[Problem to solve] Below this line is a listing that includes pictures. Copy exactly, and only, the lines from the one containing "Give me the" through the one containing "ax.spines[s].set_linewidth(1.0)"; the pictures do not go in the copy.

++++ Supplied records

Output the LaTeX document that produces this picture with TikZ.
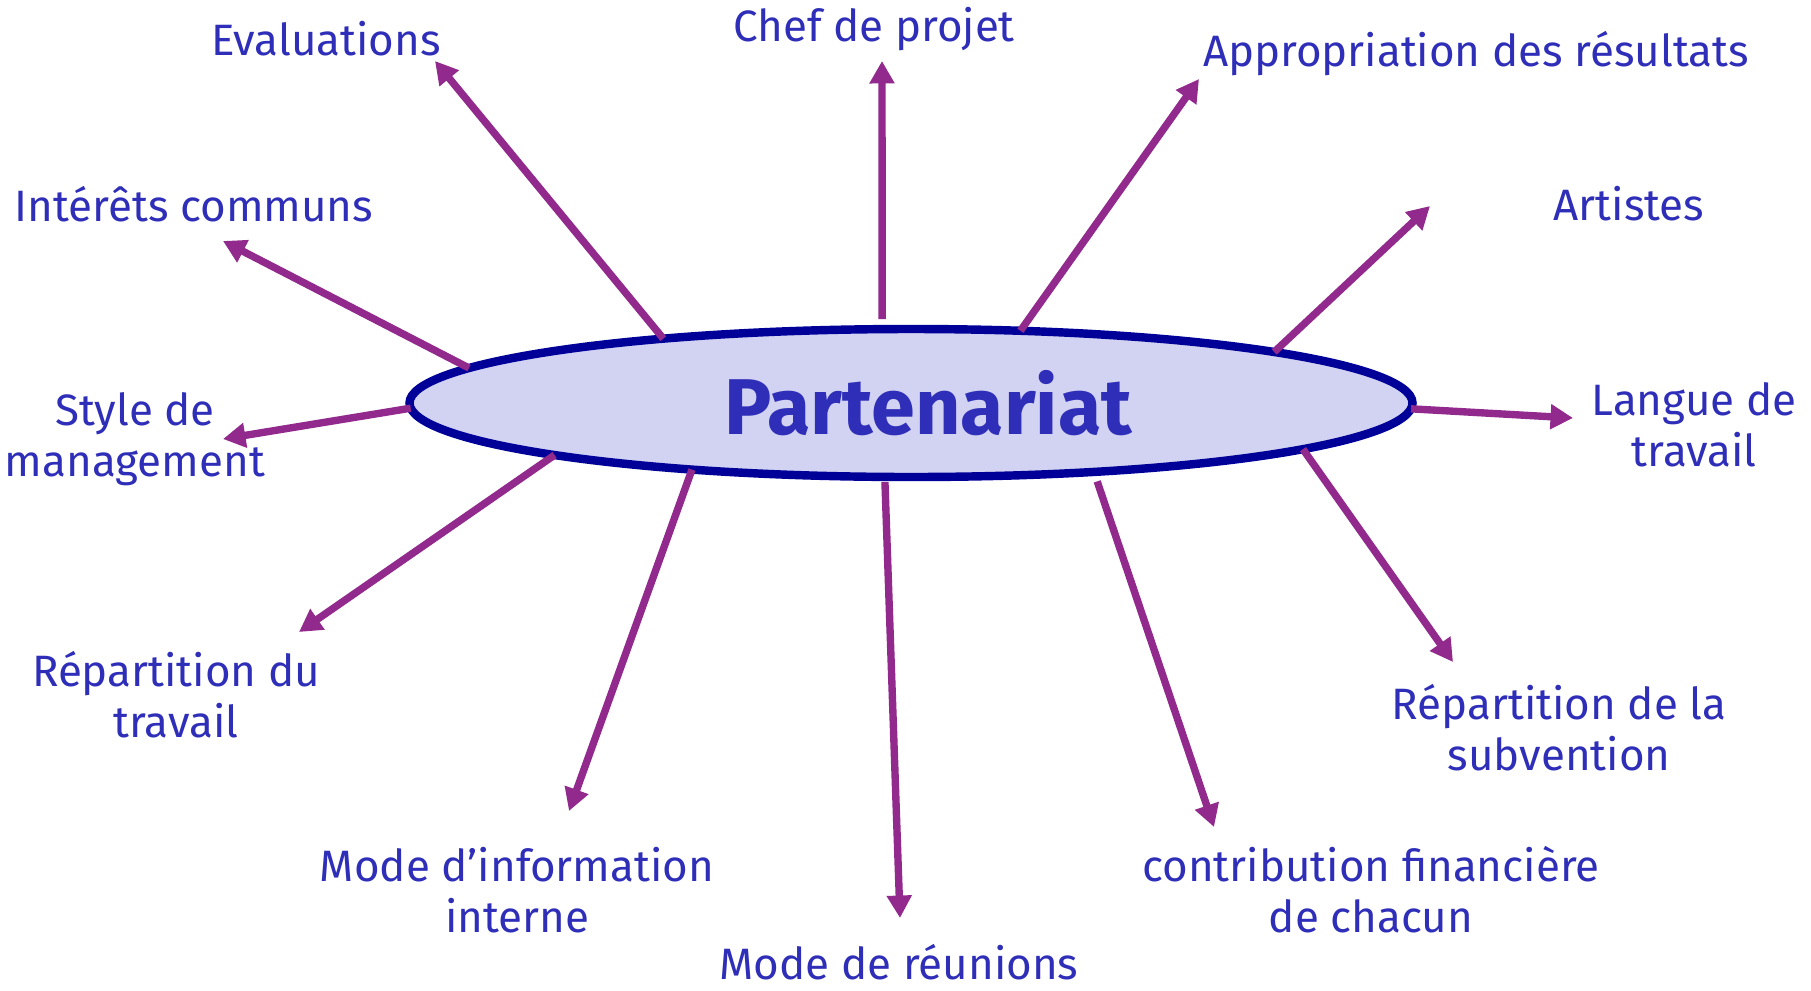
\documentclass[tikz,border=0pt]{standalone}
\usepackage{fontspec}
\setmainfont{Fira Sans}
\usetikzlibrary{arrows.meta,shapes.geometric,calc}
\definecolor{topictext}{RGB}{46,46,184}
\definecolor{spokecol}{RGB}{145,42,140}
\definecolor{hubfill}{RGB}{210,210,242}
\definecolor{hubdraw}{RGB}{0,0,153}
\tikzset{
  hubnode/.style={
    ellipse, draw=hubdraw, fill=hubfill, line width=2.4pt,
    minimum width=10.03cm, minimum height=1.48cm, inner sep=0pt,
    font=\fontsize{22.5}{26}\selectfont\bfseries, text=topictext
  },
  topicnode/.style={
    align=center, inner sep=1pt, text=topictext,
    font=\fontsize{12.5}{14.5}\selectfont
  },
  spokearrow/.style={
    -{Triangle[length=6.4pt,width=6.8pt]}, line width=2.1pt, spokecol
  },
}
\begin{document}
\begin{tikzpicture}

  \useasboundingbox (0,0) rectangle (18.11,-9.90);

  % ── Hub ──
  \node[hubnode] (part) at (9.11,-4.03) {\hspace{0.34cm}Partenariat};

  % ── Topics ──
  \node[topicnode] (eval)   at (3.26,-0.39)  {Evaluations};
  \node[topicnode] (chef)   at (8.74,-0.29)  {Chef de projet};
  \node[topicnode] (approp) at (14.76,-0.54) {Appropriation des résultats};
  \node[topicnode] (artist) at (16.29,-2.04) {Artistes};
  \node[topicnode] (langue) at (16.94,-4.25) {Langue de\\travail};
  \node[topicnode] (subv)   at (15.59,-7.28) {Répartition de la\\subvention};
  \node[topicnode] (contrib) at (13.71,-8.90) {contribution financière\\de chacun};
  \node[topicnode] (reun)   at (8.99,-9.62)  {Mode de réunions};
  \node[topicnode] (info)   at (5.17,-8.90)  {Mode d’information\\interne};
  \node[topicnode] (trav)   at (1.76,-6.95)  {Répartition du\\travail};
  \node[topicnode] (style)  at (1.35,-4.39)  {Style de\\management};
  \node[topicnode] (inter)  at (1.94,-2.04)  {Intérêts communs};

  % ── Arrow tips ──
  \coordinate (evaltip)    at (4.35,-0.61);
  \coordinate (cheftip)    at (8.82,-0.61);
  \coordinate (approptip)  at (11.99,-0.79);
  \coordinate (artisttip)  at (14.30,-2.06);
  \coordinate (languetip)  at (15.73,-4.18);
  \coordinate (subvtip)    at (14.53,-6.62);
  \coordinate (contribtip) at (12.14,-8.27);
  \coordinate (reuntip)    at (9.00,-9.18);
  \coordinate (infotip)    at (5.69,-8.11);
  \coordinate (travtip)    at (2.99,-6.32);
  \coordinate (styletip)   at (2.23,-4.39);
  \coordinate (intertip)   at (2.23,-2.41);

  % ── Spokes (start on the hub outline, parameter angle) ──
  \foreach \t/\tip/\gap in {119.6/evaltip/0, 93.3/cheftip/0.1, 77.4/approptip/0,
      43.6/artisttip/0, -4.5/languetip/0, -38.6/subvtip/0, -68.6/contribtip/0.1,
      -93/reuntip/0.05, -115.9/infotip/0, -135.3/travtip/0, 184/styletip/0,
      151.8/intertip/0}
    \draw[spokearrow, shorten <=\gap cm]
      ($(part.center)+({5.015*cos(\t)},{0.74*sin(\t)})$) -- (\tip);

\end{tikzpicture}
\end{document}
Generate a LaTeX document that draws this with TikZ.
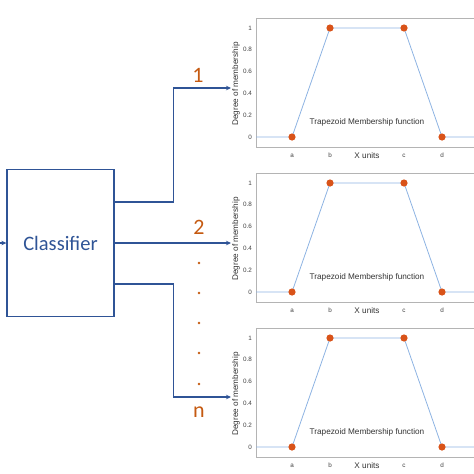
\documentclass[tikz,border=0pt]{standalone}
\usepackage{fontspec}
\setmainfont{Carlito}
\newfontfamily\plotfont{Liberation Sans}
\usetikzlibrary{arrows.meta}
\definecolor{navy}{HTML}{2F5496}
\definecolor{rust}{HTML}{C55A11}
\definecolor{curve}{HTML}{8DB3E2}
\definecolor{marker}{HTML}{D95319}
\definecolor{axisgray}{HTML}{B4B4B4}
\definecolor{ticktext}{HTML}{404040}

\begin{document}
\begin{tikzpicture}[x=1pt, y=-1pt, >={Stealth[length=5pt,width=4.5pt]},
    flow/.style={draw=navy, line width=1.3pt},
    num/.style={text=rust, font=\fontsize{22}{22}\selectfont},
    tick/.style={text=ticktext, font=\plotfont\fontsize{6.3}{6.3}\selectfont, inner sep=1pt},
    axlabel/.style={text=black!80, font=\plotfont\fontsize{8.2}{8.2}\selectfont, inner sep=1pt}]
    \useasboundingbox (0,0) rectangle (474,474);
    % Nodes
    \node [draw=navy, line width=1.3pt, minimum width=107pt, minimum height=147pt, inner sep=0pt, text=navy, font=\fontsize{20.5}{20.5}\selectfont] (cls) at (60.5,243) {Classifier};
    \coordinate (src) at (0,243);
    \coordinate (in1) at (231,88);
    \coordinate (in2) at (231,243);
    \coordinate (in3) at (231,397);
    \node [num] (lab1) at (198,75) {1};
    \node [num] (lab2) at (199,227) {2};
    \node [num] (labn) at (199,412) {n};
    \foreach \y in {263,293,323,353,384}
        \fill[rust] (199,\y) circle (1.3);
    % Arrows
    \draw[flow, ->] (src) -- (cls.west);
    \draw[flow, ->] ([yshift=41pt]cls.east) -- ++(59,0) |- (in1);
    \draw[flow, ->] (cls.east) -- (in2);
    \draw[flow, ->] ([yshift=-41pt]cls.east) -- ++(59,0) |- (in3);
    % Membership plots
    \foreach \k/\dy in {1/0, 2/155, 3/310} {
        \draw[axisgray, line width=0.6pt] (474,18+\dy) -- (256,18+\dy) -- (256,147+\dy) -- (474,147+\dy);
        \draw[curve, line width=0.8pt] (256,137+\dy) -- (292,137+\dy) -- (330,28+\dy) -- (404,28+\dy) -- (442,137+\dy) -- (474,137+\dy);
        \foreach \x/\v in {292/137, 330/28, 404/28, 442/137}
            \fill[marker] (\x,\v+\dy) circle (3.6);
        \foreach \t [count=\i from 0] in {0,0.2,0.4,0.6,0.8,1}
            \node[tick, anchor=east] (yt\k\i) at (253,137-21.8*\i+\dy) {\t};
        \foreach \x/\l in {292/a, 330/b, 404/c, 442/d}
            \node[tick] (xt\k\l) at (\x,155.5+\dy) {\l};
        \node[axlabel] (xl\k) at (367,155.5+\dy) {X units};
        \node[axlabel, rotate=90] (yl\k) at (236,84+\dy) {Degree of membership};
        \node[axlabel] (ttl\k) at (367,122+\dy) {Trapezoid Membership function};
    }
\end{tikzpicture}
\end{document}
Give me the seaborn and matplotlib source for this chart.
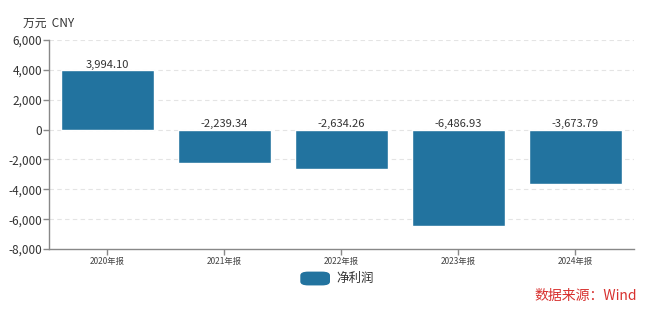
import matplotlib
matplotlib.use("Agg")
import matplotlib.pyplot as plt
import seaborn as sns
import pandas as pd
from matplotlib.ticker import FuncFormatter
from matplotlib.patches import FancyBboxPatch

categories = ["2020年报", "2021年报", "2022年报", "2023年报", "2024年报"]
net_profit = [3994.10, -2239.34, -2634.26, -6486.93, -3673.79]
series_name = "净利润"
yticks = [-8000, -6000, -4000, -2000, 0, 2000, 4000, 6000]

sns.set_theme(style="white")
plt.rcParams['font.family'] = ['Noto Sans CJK SC', 'DejaVu Sans']

bar_color = "#22739f"
df = pd.DataFrame({"cat": categories, "val": net_profit})

fig = plt.figure(figsize=(6.6, 3.14), dpi=100)
ax = fig.add_axes([0.0742, 0.207, 0.8864, 0.6656])
sns.barplot(data=df, x="cat", y="val", color=bar_color, saturation=1, width=0.8, ax=ax)

ax.set_ylim(-8000, 6000)
ax.set_xlim(-0.5, len(categories) - 0.5)
ax.set_yticks(yticks)
ax.yaxis.set_major_formatter(FuncFormatter(lambda v, p: f"{int(v):,}"))
ax.set_xlabel("")
ax.set_ylabel("")

for y in yticks[1:]:
    ax.axhline(y, color="#e4e4e4", lw=0.8, ls=(0, (4, 3)), zorder=0)

for s in ["top", "right"]:
    ax.spines[s].set_visible(False)
for s in ["left", "bottom"]:
    ax.spines[s].set_color("#888888")
    ax.spines[s].set_linewidth(1.0)

ax.tick_params(axis="y", length=4, width=1, color="#888888", labelsize=8.5, labelcolor="#333333", pad=1, left=True)
ax.tick_params(axis="x", length=4, width=1, color="#888888", labelsize=6, labelcolor="#444444", pad=2, bottom=True)

for i, v in enumerate(net_profit):
    ax.text(i, max(v, 0) + 15, f"{v:,.2f}", ha="center", va="bottom", fontsize=8, color="#333333")

fig.text(0.035, 0.925, "万元  CNY", fontsize=8.5, color="#333333", ha="left", va="center")

# legend
lx, ly = 0.455, 0.113
patch = FancyBboxPatch((lx, ly - 0.022), 0.045, 0.044, boxstyle="round,pad=0,rounding_size=0.012",
                       transform=fig.transFigure, facecolor=bar_color, edgecolor="none")
fig.patches.append(patch)
fig.text(lx + 0.055, ly, series_name, fontsize=9, color="#333333", ha="left", va="center")

fig.text(0.965, 0.058, "数据来源：Wind", fontsize=10, color="#d8312f", ha="right", va="center")

fig.savefig("out.png", dpi=100)
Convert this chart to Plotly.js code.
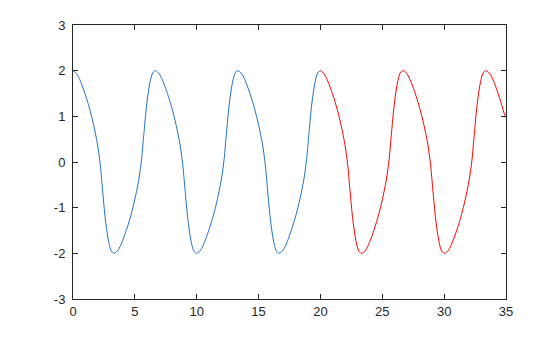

++++++++

[Task answer]
Give me the seaborn and matplotlib source for this chart.
import matplotlib
matplotlib.use("Agg")
import matplotlib.pyplot as plt
import seaborn as sns
import pandas as pd
from matplotlib.ticker import FuncFormatter
from matplotlib.patches import FancyBboxPatch

categories = ["2020年报", "2021年报", "2022年报", "2023年报", "2024年报"]
net_profit = [3994.10, -2239.34, -2634.26, -6486.93, -3673.79]
series_name = "净利润"
yticks = [-8000, -6000, -4000, -2000, 0, 2000, 4000, 6000]

sns.set_theme(style="white")
plt.rcParams['font.family'] = ['Noto Sans CJK SC', 'DejaVu Sans']

bar_color = "#22739f"
df = pd.DataFrame({"cat": categories, "val": net_profit})

fig = plt.figure(figsize=(6.6, 3.14), dpi=100)
ax = fig.add_axes([0.0742, 0.207, 0.8864, 0.6656])
sns.barplot(data=df, x="cat", y="val", color=bar_color, saturation=1, width=0.8, ax=ax)

ax.set_ylim(-8000, 6000)
ax.set_xlim(-0.5, len(categories) - 0.5)
ax.set_yticks(yticks)
ax.yaxis.set_major_formatter(FuncFormatter(lambda v, p: f"{int(v):,}"))
ax.set_xlabel("")
ax.set_ylabel("")

for y in yticks[1:]:
    ax.axhline(y, color="#e4e4e4", lw=0.8, ls=(0, (4, 3)), zorder=0)

for s in ["top", "right"]:
    ax.spines[s].set_visible(False)
for s in ["left", "bottom"]:
    ax.spines[s].set_color("#888888")
    ax.spines[s].set_linewidth(1.0)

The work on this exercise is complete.